The executive summary of that article (which is well worth reading) is this:
You can make your physics deterministic (well, as much as can be achieved with imperfect input) by using discrete physics timesteps. It looks like this:
Render as fast as possible
Pass in a time delta that represents how long steps previous took this frame
Process delta time modulo timestep number of physics steps
Store the remainder of delta that you weren't able to process in an accumulator
That accumulator gets added to the next frame's time buffer. This requires some fine tuning such that temporary lag spikes due to e.g. a rapidly spinning player (which necessitates a lot of visibility determination over time) don't end up putting you in an inescapable time debt.
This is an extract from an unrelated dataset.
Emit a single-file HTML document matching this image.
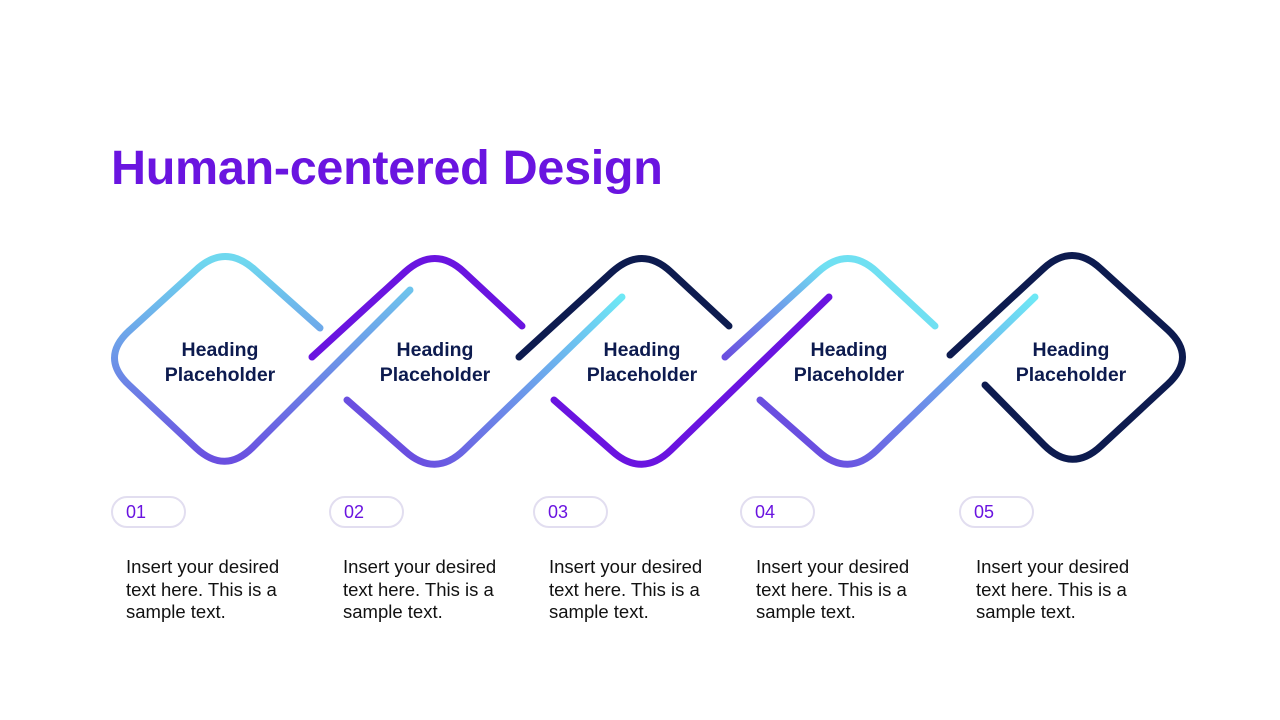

If you wanted to intelligently guard against such an occurrence, you could have a sentry look for dangerous levels of accumulated time, which you could respond to by perhaps dropping a video frame.
Another advantage to using discrete timesteps is that they behave well in multiplayer games. If you have an authoritative server or node in a peer-to-peer configuration, the server can ensure that all clients' physics simulations are running at the same physics timeline. Discrete time blocks also simplifies things in rollback based multiplayer.
Edit:
Disclaimer: I've never written software for real-time myself, only worked in a company that had!
In response to really-real real-life Real Time software, it's unlikely that anyone has made a game that could be qualified as this, at least in software. (I'm not sure how one would qualify games on ROMs or games that don't run under a host OS?) While your example would be an attempt at real-time software, most real-time software goes through a period of certification in which the maximum amount of time spent per instruction or on a logical block of operation is determined. Games might come close to this in a sense when, for example, platform licensors have requirements (as I believe XBLA does) regarding minimum 30fps or similar. However, these certifications are usually established through a period of testing rather than through mathematical proof.